The grievor in Tilden sought compensation for losses allegedly incurred while laid off in contravention of the collective agreement. Vice-Chair Dissanayake described the alleged losses as follows:
In order to find the required family income, the grievor withdrew some funds from his RRSP. In addition, he sold some stocks in his investment portfolio. The union states it will prove that as a result of withdrawing the RRSP funds, there was a permanent reduction in the grievor’s RRSP account and further that he suffered adverse tax consequences. He similarly claims that by selling his stocks at the time he did, the grievor suffered losses. (paragraph 14)

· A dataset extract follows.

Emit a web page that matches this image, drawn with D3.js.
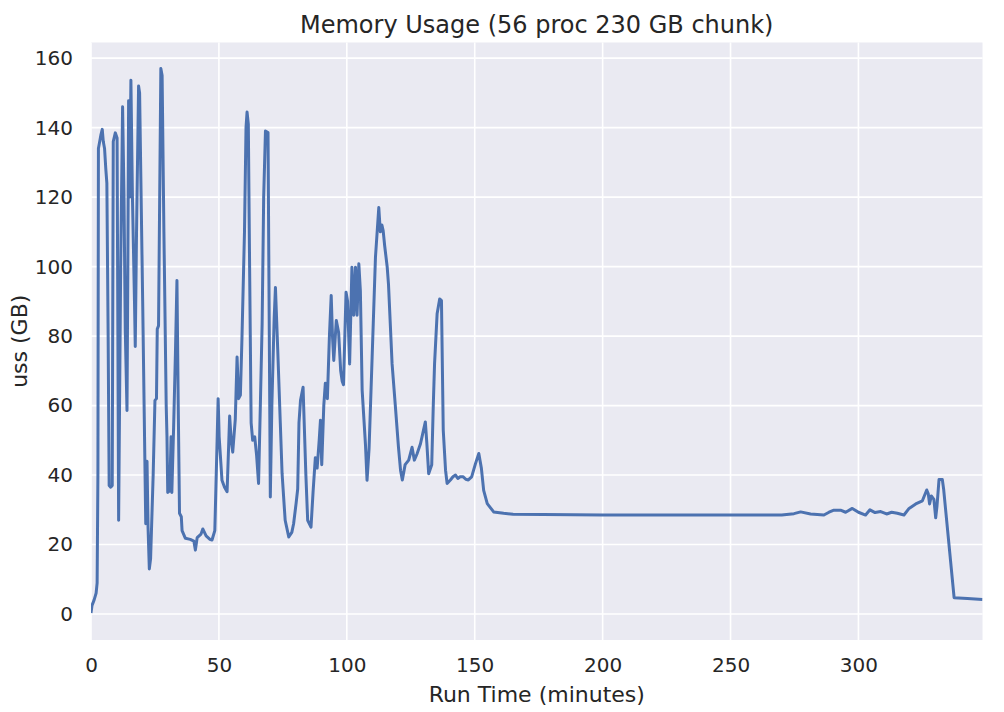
<!DOCTYPE html>
<html>
<head>
<meta charset="utf-8">
<script src="https://cdn.jsdelivr.net/npm/d3@7"></script>
<style>
  body { margin: 0; background: #fff; }
  svg text { font-family: "DejaVu Sans", sans-serif; fill: #262626; }
</style>
</head>
<body>
<svg id="chart" width="1004" height="712"></svg>
<script>
// run time in minutes
var minutes = [
  0, 0.4, 1.2, 2.0, 2.4, 2.7, 2.9, 3.4, 3.9, 4.4, 4.8, 5.3, 5.8, 6.2, 6.7, 7.1, 7.7, 8.3, 8.7, 9.5,
  10.2, 10.8, 11.6, 12.35, 12.9, 13.4, 14.07, 14.4, 14.7, 15.1, 15.6, 16.2, 17.0, 17.3, 17.8, 18.6, 19.0, 20.2, 21.4, 21.9,
  22.3, 22.8, 23.3, 24.3, 25.0, 25.6, 25.9, 26.4, 27.3, 27.8, 28.5, 29.4, 29.7, 30.0, 30.8, 31.3, 31.6, 32.3, 33.0, 33.6,
  34.1, 34.6, 35.3, 35.6, 36.9, 38.8, 40.2, 40.8, 41.5, 43.0, 43.7, 45.0, 46.5, 47.3, 48.4, 49.3, 49.7, 50.1, 51.2, 52.2,
  53.2, 54.2, 54.8, 55.4, 56.4, 57.1, 57.7, 58.4, 59.0, 60.0, 60.6, 61.0, 61.5, 62.0, 62.6, 63.2, 64.0, 64.7, 65.5, 66.2,
  66.9, 67.5, 68.2, 69.2, 69.7, 70.1, 70.7, 71.6, 72.1, 73.0, 74.0, 74.7, 75.9, 77.3, 78.5, 79.2, 80.2, 80.8, 81.3, 81.9,
  82.9, 83.3, 84.0, 84.7, 86.0, 86.8, 87.7, 88.4, 89.2, 89.7, 90.2, 91.0, 91.6, 92.4, 93.2, 93.9, 94.4, 94.9, 95.9, 96.8,
  97.6, 98.2, 98.7, 99.7, 100.3, 101.1, 102.0, 102.7, 103.4, 104.0, 104.7, 105.3, 106.0, 107.3, 107.9, 108.7, 109.9, 111.2, 112.5, 113.1,
  113.7, 114.2, 114.8, 115.8, 116.3, 117.7, 119.0, 120.2, 121.0, 121.7, 122.8, 124.2, 125.5, 126.4, 127.4, 128.8, 129.7, 130.7, 131.3, 132.0,
  133.2, 133.8, 134.3, 135.3, 136.3, 137.0, 137.7, 138.6, 139.2, 140.5, 141.5, 142.5, 143.4, 144.3, 145.5, 146.5, 147.5, 148.8, 150.3, 151.6,
  152.6, 153.5, 154.9, 157.4, 161.3, 165, 200, 250, 270, 274.8, 277.4, 281.3, 286.5, 288.5, 290.4, 293, 295, 297.6, 300, 302.8,
  304.5, 306.5, 308.7, 311, 313, 315.2, 317.8, 319.8, 322.4, 325, 326.7, 327.3, 327.8, 328.5, 329.5, 330.2, 330.7, 331.5, 332.8, 333.3,
  337.4, 342.6, 348.5
];

// uss in GB at each of those times
var ussGB = [
  0.3, 2.5, 4, 6, 9, 40, 134, 136, 138, 139.5, 136, 134, 128, 124, 80, 37, 36.5, 37, 136, 138.5,
  137, 27, 100, 146, 120, 81.6, 58.6, 100, 147.7, 120, 153.6, 120, 90, 77, 110, 152, 150, 90, 26, 44,
  25, 13, 16, 40, 61.5, 62, 82, 83, 157, 155, 110, 60, 51, 35, 35.5, 51, 35, 53.8, 75, 96,
  60, 29, 28, 24, 21.8, 21.5, 21, 18.4, 22, 23, 24.5, 22.5, 21.5, 21.3, 24, 50, 62, 51, 38.5, 36.5,
  35.2, 57, 50, 46.6, 56, 74, 62, 63, 79, 110, 140, 144.5, 141, 100, 55, 50, 51, 46, 37.6, 60,
  83.6, 120, 139, 138.6, 80, 33.7, 60, 85, 94, 76, 55, 40.4, 27, 22.2, 23.5, 26, 32, 36, 55, 61.5,
  65.3, 56, 40, 27, 25, 35, 45, 42, 50, 55.8, 43, 60, 66.4, 62, 80, 91.7, 80, 73, 84.5, 81,
  70, 67, 66, 92.6, 90, 72, 99.8, 86, 99.8, 86, 100.8, 93, 64.4, 48.7, 38.5, 47.6, 74, 102.7, 117, 110,
  112, 110.4, 106, 99.8, 94.8, 72, 59.6, 48, 41.4, 38.6, 43, 44.3, 48, 44.3, 46, 49, 52, 55.3, 49, 40.4,
  43, 60, 72, 86.4, 90.7, 90.2, 52.9, 41.4, 37.6, 38.6, 39.5, 40, 39, 39.5, 39.5, 38.8, 38.6, 39.5, 43.3, 46.2,
  42, 35.6, 31.8, 29.4, 29, 28.7, 28.5, 28.5, 28.5, 28.9, 29.4, 28.8, 28.5, 29.3, 29.9, 29.9, 29.3, 30.4, 29.3, 28.5,
  30, 29.2, 29.5, 28.8, 29.3, 29, 28.5, 30.4, 31.7, 32.6, 35.7, 34.6, 31.7, 34, 33, 27.7, 31, 38.7, 38.7, 36,
  4.7, 4.5, 4.2
];

var xTicks = [0, 50, 100, 150, 200, 250, 300];
var yTicks = [0, 20, 40, 60, 80, 100, 120, 140, 160];

var titleText = 'Memory Usage (56 proc 230 GB chunk)',
    xLabelText = 'Run Time (minutes)',
    yLabelText = 'uss (GB)';

var margin = { top: 42.5, right: 21.5, bottom: 72, left: 91 },
    width = 1004 - margin.left - margin.right,
    height = 712 - margin.top - margin.bottom;

var svg = d3.select('#chart');

var x = d3.scaleLinear().domain([0, 348.5]).range([0, width]);
var y = d3.scaleLinear().domain([-7.47, 164.5]).range([height, 0]);

var g = svg.append('g')
    .attr('transform', 'translate(' + margin.left + ',' + margin.top + ')');

// seaborn darkgrid face
g.append('rect')
    .attr('width', width)
    .attr('height', height)
    .attr('fill', '#EAEAF2');

// grid lines
g.append('g')
    .attr('class', 'grid')
    .selectAll('line.xg')
    .data(xTicks)
    .enter().append('line')
    .attr('x1', function (d) { return x(d); })
    .attr('x2', function (d) { return x(d); })
    .attr('y1', 0)
    .attr('y2', height)
    .attr('stroke', '#fff')
    .attr('stroke-width', 1.6);

g.append('g')
    .attr('class', 'grid')
    .selectAll('line.yg')
    .data(yTicks)
    .enter().append('line')
    .attr('x1', 0)
    .attr('x2', width)
    .attr('y1', function (d) { return y(d); })
    .attr('y2', function (d) { return y(d); })
    .attr('stroke', '#fff')
    .attr('stroke-width', 1.6);

// axes, no spines, no tick marks
var xAxis = g.append('g')
    .attr('transform', 'translate(0,' + height + ')')
    .call(d3.axisBottom(x).tickValues(xTicks).tickSize(0).tickPadding(18).tickFormat(d3.format('d')));

var yAxis = g.append('g')
    .call(d3.axisLeft(y).tickValues(yTicks).tickSize(0).tickPadding(18).tickFormat(d3.format('d')));

[xAxis, yAxis].forEach(function (a) {
  a.select('.domain').remove();
  a.selectAll('text')
    .attr('fill', '#262626')
    .style('font-family', '"DejaVu Sans", sans-serif')
    .style('font-size', '20px');
});

// the memory line
svg.append('defs').append('clipPath')
    .attr('id', 'plot-clip')
    .append('rect')
    .attr('width', width)
    .attr('height', height);

var line = d3.line()
    .x(function (d) { return x(d[0]); })
    .y(function (d) { return y(d[1]); });

g.append('path')
    .datum(d3.zip(minutes, ussGB))
    .attr('clip-path', 'url(#plot-clip)')
    .attr('fill', 'none')
    .attr('stroke', '#4C72B0')
    .attr('stroke-width', 3)
    .attr('stroke-linejoin', 'round')
    .attr('d', line);

// title and labels
svg.append('text')
    .attr('x', margin.left + width / 2)
    .attr('y', 33)
    .attr('text-anchor', 'middle')
    .style('font-size', '24px')
    .text(titleText);

svg.append('text')
    .attr('x', margin.left + width / 2)
    .attr('y', 702)
    .attr('text-anchor', 'middle')
    .style('font-size', '22px')
    .text(xLabelText);

svg.append('text')
    .attr('transform', 'translate(26.5,' + (margin.top + height / 2) + ') rotate(-90)')
    .attr('text-anchor', 'middle')
    .style('font-size', '22px')
    .text(yLabelText);
</script>
</body>
</html>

After reviewing a series of decisions dealing with analogous issues, including Sysiuk, Mr. Dissanayake wrote:
I agree with the previous decisions that losses resulting from personal decisions with regard to a RRSP or stocks are too remote and are not recoverable. As this Board held in Sysiuk, the “make whole” principal of remedy does not make such losses recoverable. (paragraph 32)
II
The instant case is distinguishable from the two cited by union counsel where the loss at issue flowed directly from a breach of contract without any intervening action on the part of the aggrieved employee. The grievor in Meeks did nothing after his vacation was improperly cancelled to cause the delay in harvesting his crop. Nor did the grievor in Grinius do anything after being wrongfully fired to increase his tax liability. In both of these cases, compensation was awarded for a loss resulting exclusively from the employer’s breach of contract. In contrast, Mr. Levere’s loss of income was caused by the combination of the employer’s erroneous classification of one job and the grievor’s subsequent conduct in applying for another.
Mr. Levere’s contributing role in bringing about his loss of income makes this case analogous to the two cited by counsel for the employer. In Sysiuk, the grievor’s tax loss arose from the conjunction of the employer’s wrongful withholding of work, which lowered his RRSP contribution limit, and his ongoing desire to make the maximum permissible RRSP contribution. The tax and investment losses in Tilden were caused by management laying off the grievor, in contravention of the agreement, combined with his subsequent RRSP withdrawals and stock transactions.
Following the approach taken in Sysiuk and Tilden, I conclude Mr. Levere is not entitled to compensation because his loss is too remote a consequence of the employer’s breach of contract. The outcome would be no different if the duties of his old job were substantially similar to the duties of his new job, as alleged by the union.
Dated at Toronto this 13th day of March 2003.